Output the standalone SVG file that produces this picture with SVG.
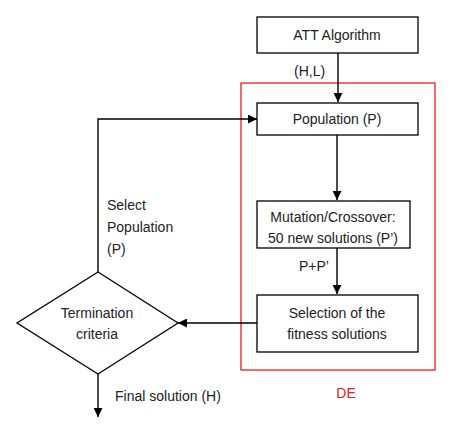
<svg xmlns="http://www.w3.org/2000/svg" width="474" height="440" viewBox="0 0 474 440">
<style>
.box{fill:#fff;stroke:#000;stroke-width:1.3}
.ln{fill:none;stroke:#000;stroke-width:1.4}
text{font-family:"Liberation Sans",Arial,sans-serif;font-size:14px;fill:#222}
.c{text-anchor:middle}
</style>
<defs>
<marker id="ah" viewBox="0 0 10 10" refX="10" refY="5" markerWidth="10" markerHeight="9" markerUnits="userSpaceOnUse" orient="auto">
<path d="M0,0 L10,5 L0,10 z" fill="#000"/>
</marker>
</defs>
<rect x="241" y="83" width="194" height="287" fill="none" stroke="#e32020" stroke-width="1.3"/>
<text x="346" y="398" class="c" style="fill:#e32020">DE</text>
<g id="connectors">
<line class="ln" x1="338" y1="53" x2="338" y2="102" marker-end="url(#ah)"/>
<line class="ln" x1="337" y1="135" x2="337" y2="200" marker-end="url(#ah)"/>
<line class="ln" x1="337" y1="248" x2="337" y2="294" marker-end="url(#ah)"/>
<line class="ln" x1="257" y1="323" x2="178" y2="323" marker-end="url(#ah)"/>
<polyline class="ln" points="98,272 98,119 257,119" marker-end="url(#ah)"/>
<line class="ln" x1="98" y1="374" x2="98" y2="417" marker-end="url(#ah)"/>
<text x="294" y="76">(H,L)</text>
<text x="299" y="271">P+P’</text>
<text x="107" y="210">Select</text>
<text x="107" y="232">Population</text>
<text x="107" y="254">(P)</text>
<text x="115" y="401">Final solution (H)</text>
</g>
<g id="att">
<rect class="box" x="257" y="17" width="161" height="36"/>
<text x="337" y="40" class="c">ATT Algorithm</text>
</g>
<g id="population">
<rect class="box" x="257" y="103" width="161" height="32"/>
<text x="337" y="124" class="c">Population (P)</text>
</g>
<g id="mutation">
<rect class="box" x="257" y="201" width="153" height="47"/>
<text x="333" y="222" class="c">Mutation/Crossover:</text>
<text x="333" y="243" class="c">50 new solutions (P’)</text>
</g>
<g id="selection">
<rect class="box" x="257" y="295" width="161" height="57"/>
<text x="337" y="318" class="c">Selection of the</text>
<text x="337" y="339" class="c">fitness solutions</text>
</g>
<g id="termination">
<polygon class="box" points="98,272 178,323 98,374 17,323"/>
<text x="97" y="318" class="c">Termination</text>
<text x="97" y="339" class="c">criteria</text>
</g>
</svg>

**Stated problem**: Quote everything in the listing above exactly; pictures are the only thing to omit.

**Result for this exercise**:
Output the standalone SVG file that produces this picture with SVG.
<svg xmlns="http://www.w3.org/2000/svg" width="474" height="440" viewBox="0 0 474 440">
<style>
.box{fill:#fff;stroke:#000;stroke-width:1.3}
.ln{fill:none;stroke:#000;stroke-width:1.4}
text{font-family:"Liberation Sans",Arial,sans-serif;font-size:14px;fill:#222}
.c{text-anchor:middle}
</style>
<defs>
<marker id="ah" viewBox="0 0 10 10" refX="10" refY="5" markerWidth="10" markerHeight="9" markerUnits="userSpaceOnUse" orient="auto">
<path d="M0,0 L10,5 L0,10 z" fill="#000"/>
</marker>
</defs>
<rect x="241" y="83" width="194" height="287" fill="none" stroke="#e32020" stroke-width="1.3"/>
<text x="346" y="398" class="c" style="fill:#e32020">DE</text>
<g id="connectors">
<line class="ln" x1="338" y1="53" x2="338" y2="102" marker-end="url(#ah)"/>
<line class="ln" x1="337" y1="135" x2="337" y2="200" marker-end="url(#ah)"/>
<line class="ln" x1="337" y1="248" x2="337" y2="294" marker-end="url(#ah)"/>
<line class="ln" x1="257" y1="323" x2="178" y2="323" marker-end="url(#ah)"/>
<polyline class="ln" points="98,272 98,119 257,119" marker-end="url(#ah)"/>
<line class="ln" x1="98" y1="374" x2="98" y2="417" marker-end="url(#ah)"/>
<text x="294" y="76">(H,L)</text>
<text x="299" y="271">P+P’</text>
<text x="107" y="210">Select</text>
<text x="107" y="232">Population</text>
<text x="107" y="254">(P)</text>
<text x="115" y="401">Final solution (H)</text>
</g>
<g id="att">
<rect class="box" x="257" y="17" width="161" height="36"/>
<text x="337" y="40" class="c">ATT Algorithm</text>
</g>
<g id="population">
<rect class="box" x="257" y="103" width="161" height="32"/>
<text x="337" y="124" class="c">Population (P)</text>
</g>
<g id="mutation">
<rect class="box" x="257" y="201" width="153" height="47"/>
<text x="333" y="222" class="c">Mutation/Crossover:</text>
<text x="333" y="243" class="c">50 new solutions (P’)</text>
</g>
<g id="selection">
<rect class="box" x="257" y="295" width="161" height="57"/>
<text x="337" y="318" class="c">Selection of the</text>
<text x="337" y="339" class="c">fitness solutions</text>
</g>
<g id="termination">
<polygon class="box" points="98,272 178,323 98,374 17,323"/>
<text x="97" y="318" class="c">Termination</text>
<text x="97" y="339" class="c">criteria</text>
</g>
</svg>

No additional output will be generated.